As more agencies are granted access to the database, the number of transactions recorded will increase dramatically, to a point where we may no longer need CCTV, because ID cards are recording our every move.
Potentially, then, an innocent person could find themselves accused of consorting with known terrorists, merely because their ID card happens to have been used for a transaction where several suspects' ID cards have also been active.
The same concern also applies to the tracking of motor vehicles using automated number-
plate recognition (ANPR), or satellite tracking for road
pricing ("Mr Marshall, could
you explain why your car was parked next to a known getaway car at Woolley Edge services on the M1 on Monday night, please?").
Then there is the fact that, for
ID cards to work properly, the police or some other agency must be empowered to demand and check the card at any time, forcing us all to carry them at all times or face severe penalties.
Without this, criminals and terrorists will be free to move around the country without fear of being caught without a valid ID card.
And finally, as a thought experiment, some of my colleagues and I have conceived a way to bring the ID-card system to a halt using inexpensive equipment readily available from high street stores.

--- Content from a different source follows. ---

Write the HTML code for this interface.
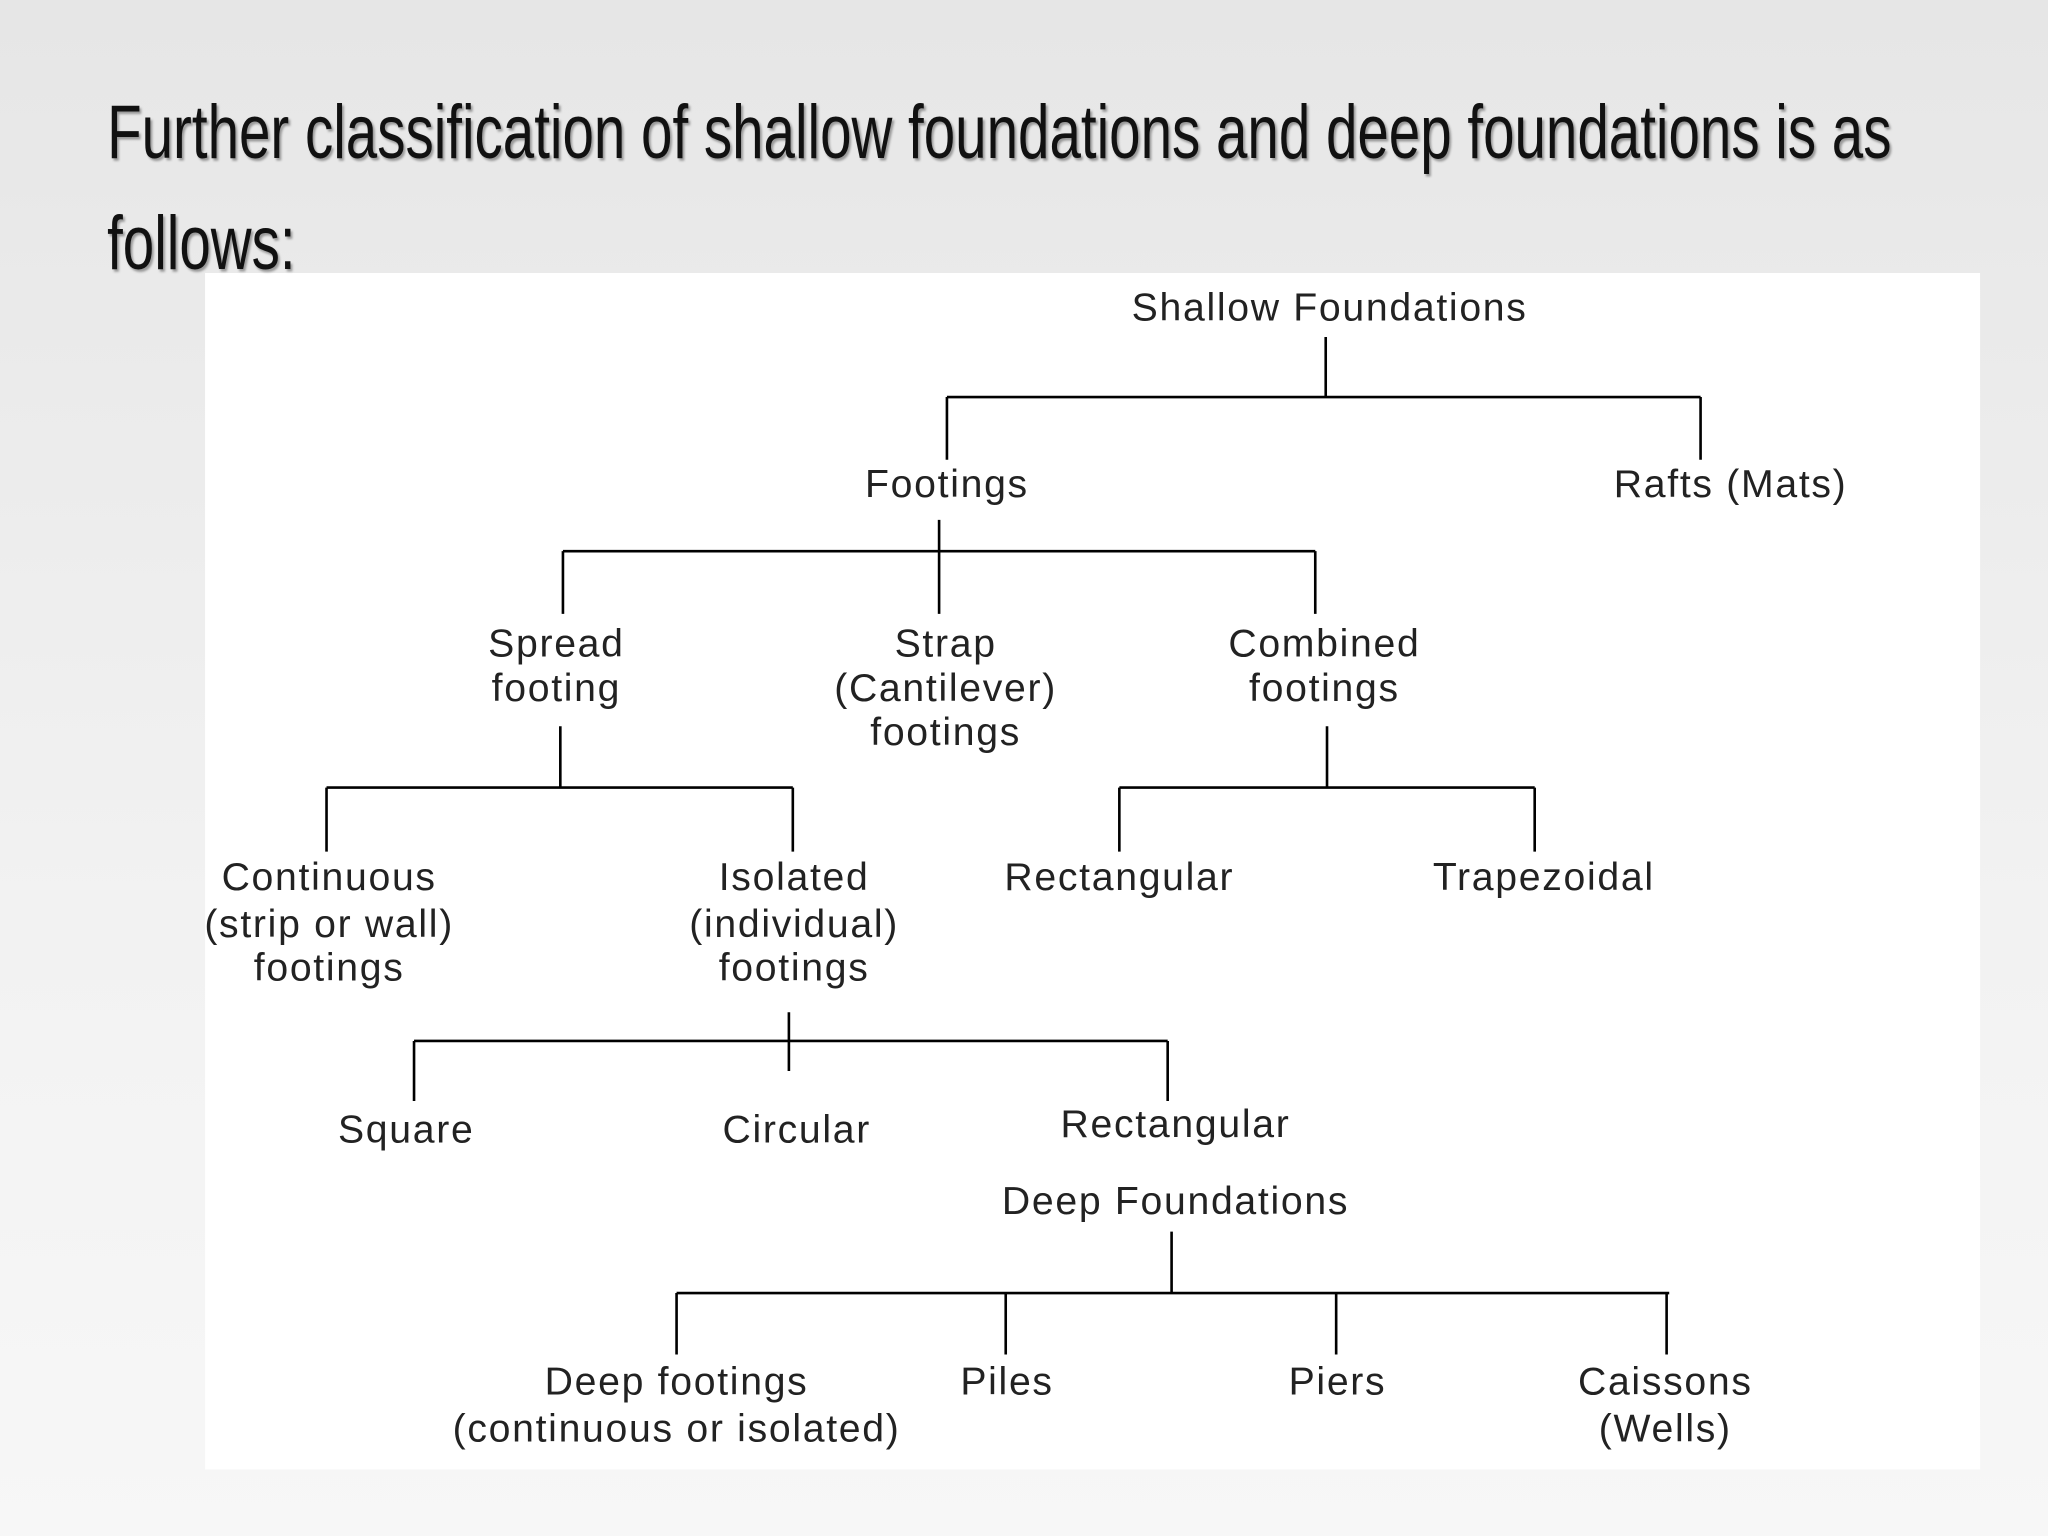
<!DOCTYPE html>
<html><head><meta charset="utf-8"><style>
html,body{margin:0;padding:0;width:2048px;height:1536px;overflow:hidden;background:#ececec;}
#wrap{position:absolute;left:0;top:0;width:1568px;height:1176px;transform:scale(1.306122);transform-origin:0 0;background:linear-gradient(#e6e6e6,#f2f2f2 60%,#f7f7f7);}
.t{position:absolute;left:82px;font-family:"Liberation Sans",sans-serif;font-size:58px;color:#111;transform-origin:0 0;white-space:nowrap;text-shadow:2px 2px 2px #999;}
#panel{position:absolute;left:157px;top:209px;width:1359px;height:916px;background:#fff;}
svg{position:absolute;left:0;top:0;}
</style></head><body><div id="wrap">
<div id="panel"></div>
<div class="t" style="top:68px;transform:scaleX(0.746);">Further classification of shallow foundations and deep foundations is as</div>
<div class="t" style="top:153px;transform:scaleX(0.746);">follows:</div>
<svg width="1568" height="1176" viewBox="0 0 1568 1176">
<g stroke="#000" stroke-width="2" fill="none">
<path d="M1015 258V304M725 304H1302M725 304V352M1302 304V352"/>
<path d="M719 398V470M431 422H1007M431 422V470M1007 422V470"/>
<path d="M429 556V603M250 603H607M250 603V652M607 603V652"/>
<path d="M1016 556V603M857 603H1175M857 603V652M1175 603V652"/>
<path d="M604 775V820M317 797H894M317 797V843M894 797V843"/>
<path d="M897 943V990M518 990H1278M518 990V1037M770 990V1037M1023 990V1037M1276 990V1037"/>
</g>
<g font-family="Liberation Sans, sans-serif" font-size="30" letter-spacing="1.3" fill="#222" text-anchor="middle" dominant-baseline="central">
<text x="1018" y="236">Shallow Foundations</text>
<text x="725" y="371">Footings</text>
<text x="1325" y="371">Rafts (Mats)</text>
<text x="426" y="493">Spread</text><text x="426" y="527">footing</text>
<text x="724" y="493">Strap</text><text x="724" y="527">(Cantilever)</text><text x="724" y="561">footings</text>
<text x="1014" y="493">Combined</text><text x="1014" y="527">footings</text>
<text x="252" y="672">Continuous</text><text x="252" y="708">(strip or wall)</text><text x="252" y="741">footings</text>
<text x="608" y="672">Isolated</text><text x="608" y="708">(individual)</text><text x="608" y="741">footings</text>
<text x="857" y="672">Rectangular</text>
<text x="1182" y="672">Trapezoidal</text>
<text x="311" y="865">Square</text>
<text x="610" y="865">Circular</text>
<text x="900" y="861">Rectangular</text>
<text x="900" y="920">Deep Foundations</text>
<text x="518" y="1058">Deep footings</text><text x="518" y="1094">(continuous or isolated)</text>
<text x="771" y="1058">Piles</text>
<text x="1024" y="1058">Piers</text>
<text x="1275" y="1058">Caissons</text><text x="1275" y="1094">(Wells)</text>
</g>
</svg>
</div></body></html>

It would require a considerable number of volunteers, but we are convinced that anyone who is motivated enough would be able
to carry out this attack on a national resource quite easily, potentially crippling the UK through an attack which causes no obvious physical damage or harm.
The good news, however, is that this is a government IT project with a current estimated cost of £5.4bn.
Given the record of these large IT projects, which tend to suffer from "scope creep" – where more and more features are requested as the project progresses – we can probably expect that figure to treble and the project to be completed at least five-to-10 years later than predicted – and that is if it works at all.
Angus Marshall is a senior lecturer in forensic science at the University of Teesside and is currently involved in a research project on cyber-profiling with Hull and Sheffield universities.